Code that draws figures:
::::::::

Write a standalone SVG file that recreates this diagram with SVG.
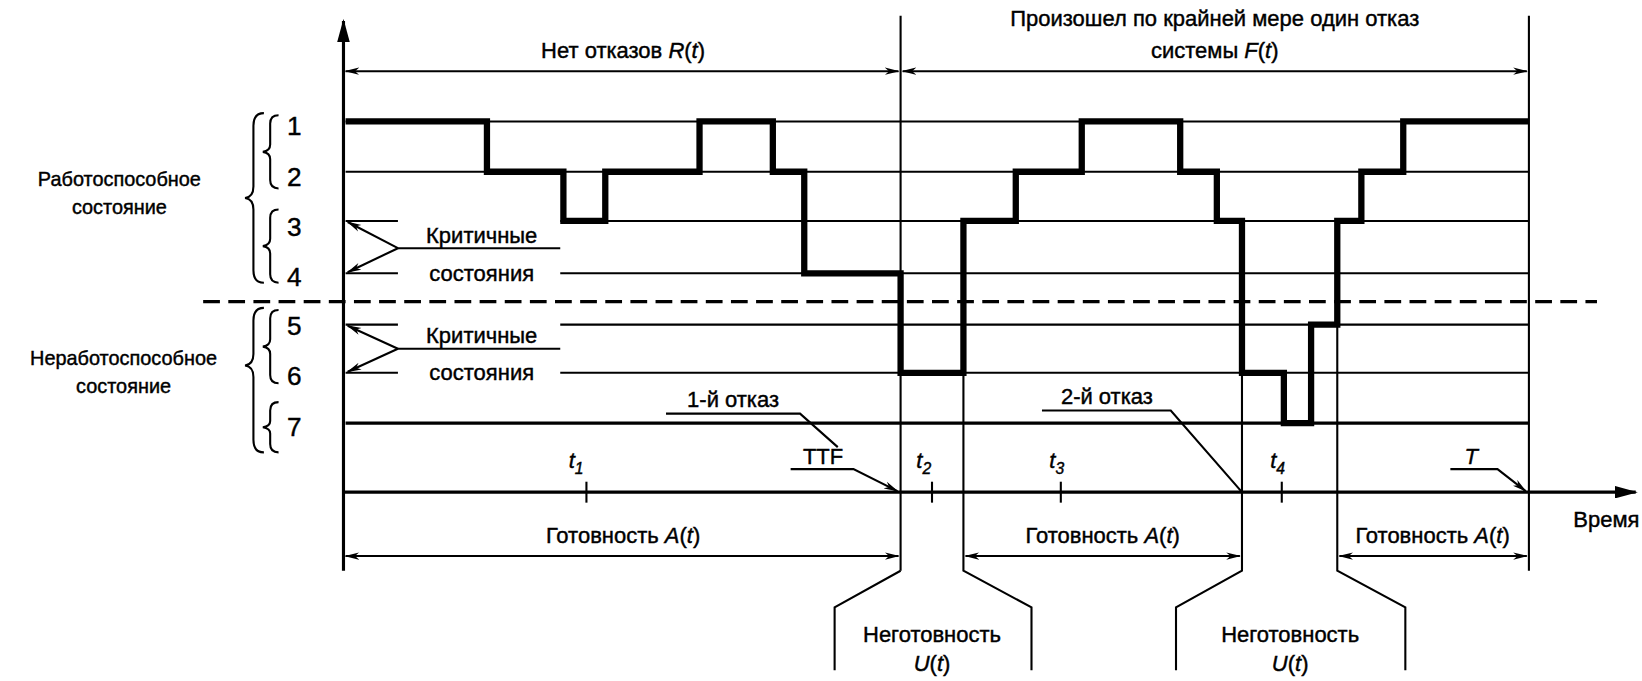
<svg xmlns="http://www.w3.org/2000/svg" width="1642" height="681" viewBox="0 0 1642 681">
<defs>
<marker id="ah" markerWidth="14" markerHeight="8" refX="13" refY="4" orient="auto-start-reverse" markerUnits="userSpaceOnUse"><path d="M0,0.5 L14,4 L0,7.5 L4,4 Z" fill="#000"/></marker>
<marker id="big" markerWidth="22" markerHeight="12" refX="20" refY="6" orient="auto" markerUnits="userSpaceOnUse"><path d="M0,0 L22,6 L0,12 Z" fill="#000"/></marker>
</defs>
<style>
text{font-family:"Liberation Sans",Arial,sans-serif;fill:#000;stroke:#000;stroke-width:0.4}
.t{font-size:21px}
.n{font-size:25px}
.s{font-size:19px}
.i{font-style:italic}
.thin{stroke:#000;stroke-width:2;fill:none}
.med{stroke:#000;stroke-width:3;fill:none}
.wave{stroke:#000;stroke-width:6;fill:none;stroke-linejoin:miter}
</style>
<rect width="1642" height="681" fill="#fff"/>
<g transform="scale(1.0472)">
<g id="connectors">
<line class="med" x1="328" y1="545" x2="328" y2="20" marker-end="url(#big)"/>
<line class="med" x1="328" y1="470" x2="1562" y2="470" marker-end="url(#big)"/>
<line class="thin" x1="860" y1="15" x2="860" y2="545"/>
<line class="thin" x1="1460" y1="15" x2="1460" y2="545"/>
<line class="thin" x1="330" y1="68" x2="858" y2="68" marker-start="url(#ah)" marker-end="url(#ah)"/>
<line class="thin" x1="862" y1="68" x2="1458" y2="68" marker-start="url(#ah)" marker-end="url(#ah)"/>
<line class="thin" x1="330" y1="116" x2="1460" y2="116"/>
<line class="thin" x1="330" y1="164" x2="1460" y2="164"/>
<line class="thin" x1="330" y1="211" x2="380" y2="211"/>
<line class="thin" x1="535" y1="211" x2="1460" y2="211"/>
<line class="thin" x1="330" y1="261" x2="380" y2="261"/>
<line class="thin" x1="535" y1="261" x2="1460" y2="261"/>
<line class="thin" x1="380" y1="237" x2="535" y2="237"/>
<line class="thin" x1="380" y1="237" x2="332" y2="212" marker-end="url(#ah)"/>
<line class="thin" x1="380" y1="237" x2="332" y2="260" marker-end="url(#ah)"/>
<line stroke="#000" stroke-width="3" stroke-dasharray="16,8" x1="194" y1="288" x2="1525" y2="288"/>
<line class="thin" x1="330" y1="310" x2="380" y2="310"/>
<line class="thin" x1="535" y1="310" x2="1460" y2="310"/>
<line class="thin" x1="330" y1="356" x2="380" y2="356"/>
<line class="thin" x1="535" y1="356" x2="1460" y2="356"/>
<line class="thin" x1="380" y1="333" x2="535" y2="333"/>
<line class="thin" x1="380" y1="333" x2="332" y2="311" marker-end="url(#ah)"/>
<line class="thin" x1="380" y1="333" x2="332" y2="355" marker-end="url(#ah)"/>
<line class="med" x1="330" y1="404" x2="1460" y2="404"/>
<path class="wave" d="M330,116 H465 V164 H538 V211 H578 V164 H668 V116 H738 V164 H768 V261 H860 V356 H920 V211 H970 V164 H1033 V116 H1127 V164 H1162 V211 H1186 V356 H1226 V404 H1252 V310 H1277 V211 H1300 V164 H1340 V116 H1460"/>
<line class="thin" x1="560" y1="460" x2="560" y2="480"/>
<line class="thin" x1="890" y1="460" x2="890" y2="480"/>
<line class="thin" x1="1013" y1="460" x2="1013" y2="480"/>
<line class="thin" x1="1224" y1="460" x2="1224" y2="480"/>
<polyline class="thin" points="636,395 764,395 800,427"/>
<polyline class="thin" points="755,448 815,448 857,469" marker-end="url(#ah)"/>
<polyline class="thin" points="995,392 1118,392 1186,470"/>
<polyline class="thin" points="1385,448 1430,448 1457,469" marker-end="url(#ah)"/>
<line class="thin" x1="330" y1="531" x2="858" y2="531" marker-start="url(#ah)" marker-end="url(#ah)"/>
<line class="thin" x1="922" y1="531" x2="1184" y2="531" marker-start="url(#ah)" marker-end="url(#ah)"/>
<line class="thin" x1="1279" y1="531" x2="1458" y2="531" marker-start="url(#ah)" marker-end="url(#ah)"/>
<polyline class="thin" points="860,545 797,580 797,640"/>
<polyline class="thin" points="920,356 920,545 985,580 985,640"/>
<polyline class="thin" points="1186,356 1186,545 1123,580 1123,640"/>
<polyline class="thin" points="1277,310 1277,545 1342,580 1342,640"/>
<path class="thin" d="M252,108 Q242,108 242,120 V178 Q242,188 234,189 Q242,190 242,200 V258 Q242,270 252,270"/>
<path class="thin" d="M266,110 Q258,110 258,118 V138 Q258,144 251,145 Q258,146 258,152 V172 Q258,180 266,180"/>
<path class="thin" d="M266,200 Q258,200 258,208 V228 Q258,234 251,235 Q258,236 258,242 V262 Q258,270 266,270"/>
<path class="thin" d="M252,294 Q242,294 242,306 V338 Q242,348 234,349 Q242,350 242,360 V420 Q242,432 252,432"/>
<path class="thin" d="M266,296 Q258,296 258,304 V324 Q258,330 251,331 Q258,332 258,338 V358 Q258,366 266,366"/>
<path class="thin" d="M266,384 Q258,384 258,392 V402 Q258,407 251,408 Q258,409 258,414 V424 Q258,432 266,432"/>
</g>
<g id="labels">
<text class="t" x="595" y="55" text-anchor="middle">Нет отказов <tspan class="i">R</tspan>(<tspan class="i">t</tspan>)</text>
<text class="t" x="1160" y="25" text-anchor="middle">Произошел по крайней мере один отказ</text>
<text class="t" x="1160" y="55" text-anchor="middle">системы <tspan class="i">F</tspan>(<tspan class="i">t</tspan>)</text>
<text class="s" x="114" y="178" text-anchor="middle">Работоспособное</text>
<text class="s" x="114" y="204" text-anchor="middle">состояние</text>
<text class="s" x="118" y="349" text-anchor="middle">Неработоспособное</text>
<text class="s" x="118" y="375" text-anchor="middle">состояние</text>
<text class="n" x="274" y="129">1</text>
<text class="n" x="274" y="178">2</text>
<text class="n" x="274" y="225">3</text>
<text class="n" x="274" y="273">4</text>
<text class="n" x="274" y="320">5</text>
<text class="n" x="274" y="368">6</text>
<text class="n" x="274" y="416">7</text>
<text class="t" x="460" y="232" text-anchor="middle">Критичные</text>
<text class="t" x="460" y="268" text-anchor="middle">состояния</text>
<text class="t" x="460" y="328" text-anchor="middle">Критичные</text>
<text class="t" x="460" y="363" text-anchor="middle">состояния</text>
<text class="t" x="700" y="389" text-anchor="middle">1-й отказ</text>
<text class="t" x="1057" y="386" text-anchor="middle">2-й отказ</text>
<text class="t" x="786" y="443" text-anchor="middle">TTF</text>
<text class="t i" x="1405" y="443" text-anchor="middle">T</text>
<text class="t i" x="543" y="447">t<tspan font-size="15" dy="6">1</tspan></text>
<text class="t i" x="875" y="447">t<tspan font-size="15" dy="6">2</tspan></text>
<text class="t i" x="1002" y="447">t<tspan font-size="15" dy="6">3</tspan></text>
<text class="t i" x="1213" y="447">t<tspan font-size="15" dy="6">4</tspan></text>
<text class="t" x="1534" y="503" text-anchor="middle">Время</text>
<text class="t" x="595" y="519" text-anchor="middle">Готовность <tspan class="i">A</tspan>(<tspan class="i">t</tspan>)</text>
<text class="t" x="1053" y="519" text-anchor="middle">Готовность <tspan class="i">A</tspan>(<tspan class="i">t</tspan>)</text>
<text class="t" x="1368" y="519" text-anchor="middle">Готовность <tspan class="i">A</tspan>(<tspan class="i">t</tspan>)</text>
<text class="t" x="890" y="613" text-anchor="middle">Неготовность</text>
<text class="t" x="890" y="641" text-anchor="middle"><tspan class="i">U</tspan>(<tspan class="i">t</tspan>)</text>
<text class="t" x="1232" y="613" text-anchor="middle">Неготовность</text>
<text class="t" x="1232" y="641" text-anchor="middle"><tspan class="i">U</tspan>(<tspan class="i">t</tspan>)</text>
</g>
</g>
</svg>
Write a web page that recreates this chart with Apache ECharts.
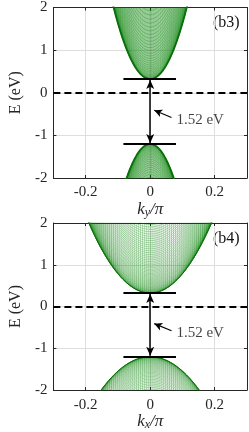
<!DOCTYPE html>
<html><head><meta charset="utf-8">
<script src="https://cdn.jsdelivr.net/npm/echarts@6/dist/echarts.min.js"></script>
<style>html,body{margin:0;padding:0;background:#fff}#c{width:249px;height:432px}</style>
</head><body><div id="c"></div>
<script>
// ---- data ----
const xTicks = [-0.2, 0, 0.2];
const yTicks = [-2, -1, 0, 1, 2];
const panelLabels = ['(b3)', '(b4)'];
const axisVars = ['y', 'x'];
const cbm = 0.32;          // conduction band minimum (eV)
const vbm = -1.2;          // valence band maximum (eV)
const gapLabel = '1.52 eV';
// band curvatures (eV per (k/pi)^2), along the plotted k and along the perpendicular k
const condCurvAlong = [131, 46.5];
const condCurvPerp  = [46.5, 131];
const valCurvAlong  = [150, 34.6];
const valCurvPerp   = [34.6, 150];
// k sampling steps of the calculation (plotted direction / perpendicular direction)
const alongStep = [0.002, 0.006];
const perpStep  = [0.006, 0.002];
// band-edge marker segments and annotation arrow
const edgeSeg = [-0.083, 0.08];
const noteArrow = [[0.066, -0.58], [0.0125, -0.41]];
const notePos = [0.155, -0.64];

const FONT = 'Liberation Serif';
const INK = '#262626';
const MESH = ['rgba(0,128,0,0.62)', 'rgba(0,128,0,0.55)'];

function bandMesh(p, sign) {
  const E0 = sign > 0 ? cbm : vbm;
  const a = sign > 0 ? condCurvAlong[p] : valCurvAlong[p];
  const b = sign > 0 ? condCurvPerp[p] : valCurvPerp[p];
  const lim = sign > 0 ? 2.05 : -2.05;
  const data = [];
  for (let n = 0; n < 400; n++) {
    const q = n * perpStep[p];
    const s = b * q * q;
    if (Math.abs(E0 + sign * s) > 2.05) break;
    const kmax = Math.sqrt((Math.abs(lim - E0) - s) / a) + 0.004;
    const N = 80;
    for (let i = 0; i <= N; i++) {
      const k = -kmax + 2 * kmax * i / N;
      data.push([k, E0 + sign * (s + a * k * k)]);
    }
    data.push([0, '-']);
  }
  for (let m = -400; m <= 400; m++) {
    const k = m * alongStep[p];
    const e = E0 + sign * a * k * k;
    if (Math.abs(e) > 2.05) continue;
    data.push([k, e], [k, lim], [k, '-']);
  }
  return data;
}
function envelope(p, sign) {
  const E0 = sign > 0 ? cbm : vbm;
  const a = sign > 0 ? condCurvAlong[p] : valCurvAlong[p];
  const lim = sign > 0 ? 2.05 : -2.05;
  const kmax = Math.sqrt(Math.abs(lim - E0) / a) + 0.004;
  const d = [];
  for (let i = 0; i <= 120; i++) { const k = -kmax + 2 * kmax * i / 120; d.push([k, E0 + sign * a * k * k]); }
  return d;
}

const grids = [], xAxes = [], yAxes = [], series = [], graphics = [];
const gTop = [7, 223];
const solid = (w) => ({ color: '#000', width: w, type: 'solid' });
for (let p = 0; p < 2; p++) {
  grids.push({ left: 38, top: gTop[p], width: 209, height: 171 });
  const xi = xAxes.length, yi = yAxes.length;
  xAxes.push({
    gridIndex: p, type: 'value', min: -0.3, max: 0.3, position: 'bottom',
    axisLine: { show: true, onZero: false, lineStyle: { color: INK, width: 1 } },
    axisTick: { show: true, inside: true, length: 3, customValues: xTicks, lineStyle: { color: INK } },
    axisLabel: { customValues: xTicks, formatter: v => String(v), fontFamily: FONT, fontSize: 15, color: INK, margin: 7 },
    splitLine: { show: true, customValues: xTicks, lineStyle: { color: '#dedede', width: 1 } },
    name: '{i|k}{s|' + axisVars[p] + '}{i|/π}', nameLocation: 'middle', nameGap: 20,
    nameTextStyle: { rich: {
      i: { fontFamily: FONT, fontStyle: 'italic', fontSize: 17, color: INK },
      s: { fontFamily: FONT, fontStyle: 'italic', fontSize: 12, color: INK, padding: [7, 0, 0, 0] } } }
  });
  xAxes.push({
    gridIndex: p, type: 'value', min: -0.3, max: 0.3, position: 'top',
    axisLine: { show: true, onZero: false, lineStyle: { color: INK, width: 1 } },
    axisTick: { show: true, inside: true, length: 3, customValues: xTicks, lineStyle: { color: INK } },
    axisLabel: { show: false }, splitLine: { show: false }
  });
  yAxes.push({
    gridIndex: p, type: 'value', min: -2, max: 2, interval: 1, position: 'left',
    axisLine: { show: true, onZero: false, lineStyle: { color: INK, width: 1 } },
    axisTick: { show: true, inside: true, length: 3, lineStyle: { color: INK } },
    axisLabel: { fontFamily: FONT, fontSize: 15, color: INK, margin: 6 },
    splitLine: { show: true, lineStyle: { color: '#dedede', width: 1 } },
    name: 'E (eV)', nameLocation: 'middle', nameGap: 22,
    nameTextStyle: { fontFamily: FONT, fontSize: 16, color: INK }
  });
  yAxes.push({
    gridIndex: p, type: 'value', min: -2, max: 2, interval: 1, position: 'right',
    axisLine: { show: true, onZero: false, lineStyle: { color: INK, width: 1 } },
    axisTick: { show: true, inside: true, length: 3, lineStyle: { color: INK } },
    axisLabel: { show: false }, splitLine: { show: false }
  });
  const base = { type: 'line', xAxisIndex: xi, yAxisIndex: yi, showSymbol: false, silent: true,
                 connectNulls: false, animation: false, clip: true };
  series.push(Object.assign({}, base, { data: bandMesh(p, 1), lineStyle: { color: MESH[p], width: 0.5 } }));
  series.push(Object.assign({}, base, { data: bandMesh(p, -1), lineStyle: { color: MESH[p], width: 0.5 } }));
  series.push(Object.assign({}, base, { data: envelope(p, 1), lineStyle: { color: '#0a6e0a', width: p === 0 ? 1.8 : 1 } }));
  series.push(Object.assign({}, base, { data: envelope(p, -1), lineStyle: { color: '#0a6e0a', width: p === 0 ? 1.8 : 1 } }));
  series.push({
    type: 'scatter', xAxisIndex: xi, yAxisIndex: yi, symbolSize: 0, silent: true, animation: false,
    data: [notePos],
    label: { show: true, position: 'inside', formatter: gapLabel, fontFamily: FONT, fontSize: 15, color: '#111' },
    markLine: {
      silent: true, animation: false, symbol: 'none', label: { show: false },
      lineStyle: { type: 'solid', color: '#000' },
      data: [
        [{ xAxis: -0.3, yAxis: 0, lineStyle: { color: '#000', width: 2, type: [7, 4] } }, { xAxis: 0.3, yAxis: 0 }],
        [{ coord: [edgeSeg[0], cbm], lineStyle: solid(2) }, { coord: [edgeSeg[1], cbm] }],
        [{ coord: [edgeSeg[0], vbm], lineStyle: solid(2) }, { coord: [edgeSeg[1], vbm] }],
        [{ coord: [0, vbm + 0.02], symbol: 'arrow', symbolSize: [6, 9], lineStyle: solid(1.5) },
         { coord: [0, cbm - 0.02], symbol: 'arrow', symbolSize: [6, 9] }],
        [{ coord: noteArrow[0], symbol: 'none', lineStyle: solid(1.2) },
         { coord: noteArrow[1], symbol: 'arrow', symbolSize: [6, 8] }]
      ]
    }
  });
  graphics.push({ type: 'text', left: 213, top: gTop[p] + 8,
    style: { text: panelLabels[p], fontFamily: FONT, fontSize: 16, fill: '#111' }, silent: true });
}

const chart = echarts.init(document.getElementById('c'), null, { renderer: 'canvas' });
chart.setOption({
  animation: false, backgroundColor: '#fff',
  grid: grids, xAxis: xAxes, yAxis: yAxes, series: series, graphic: graphics
});
</script></body></html>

::::::::

**The request:** Extract, without any images, the part of the material above that opens with the line containing "Write a web" and closes with the line containing "const notePos = [0.155, -0.64];", both lines included.

**Task answer:**
Write a web page that recreates this chart with Apache ECharts.
<!DOCTYPE html>
<html><head><meta charset="utf-8">
<script src="https://cdn.jsdelivr.net/npm/echarts@6/dist/echarts.min.js"></script>
<style>html,body{margin:0;padding:0;background:#fff}#c{width:249px;height:432px}</style>
</head><body><div id="c"></div>
<script>
// ---- data ----
const xTicks = [-0.2, 0, 0.2];
const yTicks = [-2, -1, 0, 1, 2];
const panelLabels = ['(b3)', '(b4)'];
const axisVars = ['y', 'x'];
const cbm = 0.32;          // conduction band minimum (eV)
const vbm = -1.2;          // valence band maximum (eV)
const gapLabel = '1.52 eV';
// band curvatures (eV per (k/pi)^2), along the plotted k and along the perpendicular k
const condCurvAlong = [131, 46.5];
const condCurvPerp  = [46.5, 131];
const valCurvAlong  = [150, 34.6];
const valCurvPerp   = [34.6, 150];
// k sampling steps of the calculation (plotted direction / perpendicular direction)
const alongStep = [0.002, 0.006];
const perpStep  = [0.006, 0.002];
// band-edge marker segments and annotation arrow
const edgeSeg = [-0.083, 0.08];
const noteArrow = [[0.066, -0.58], [0.0125, -0.41]];
const notePos = [0.155, -0.64];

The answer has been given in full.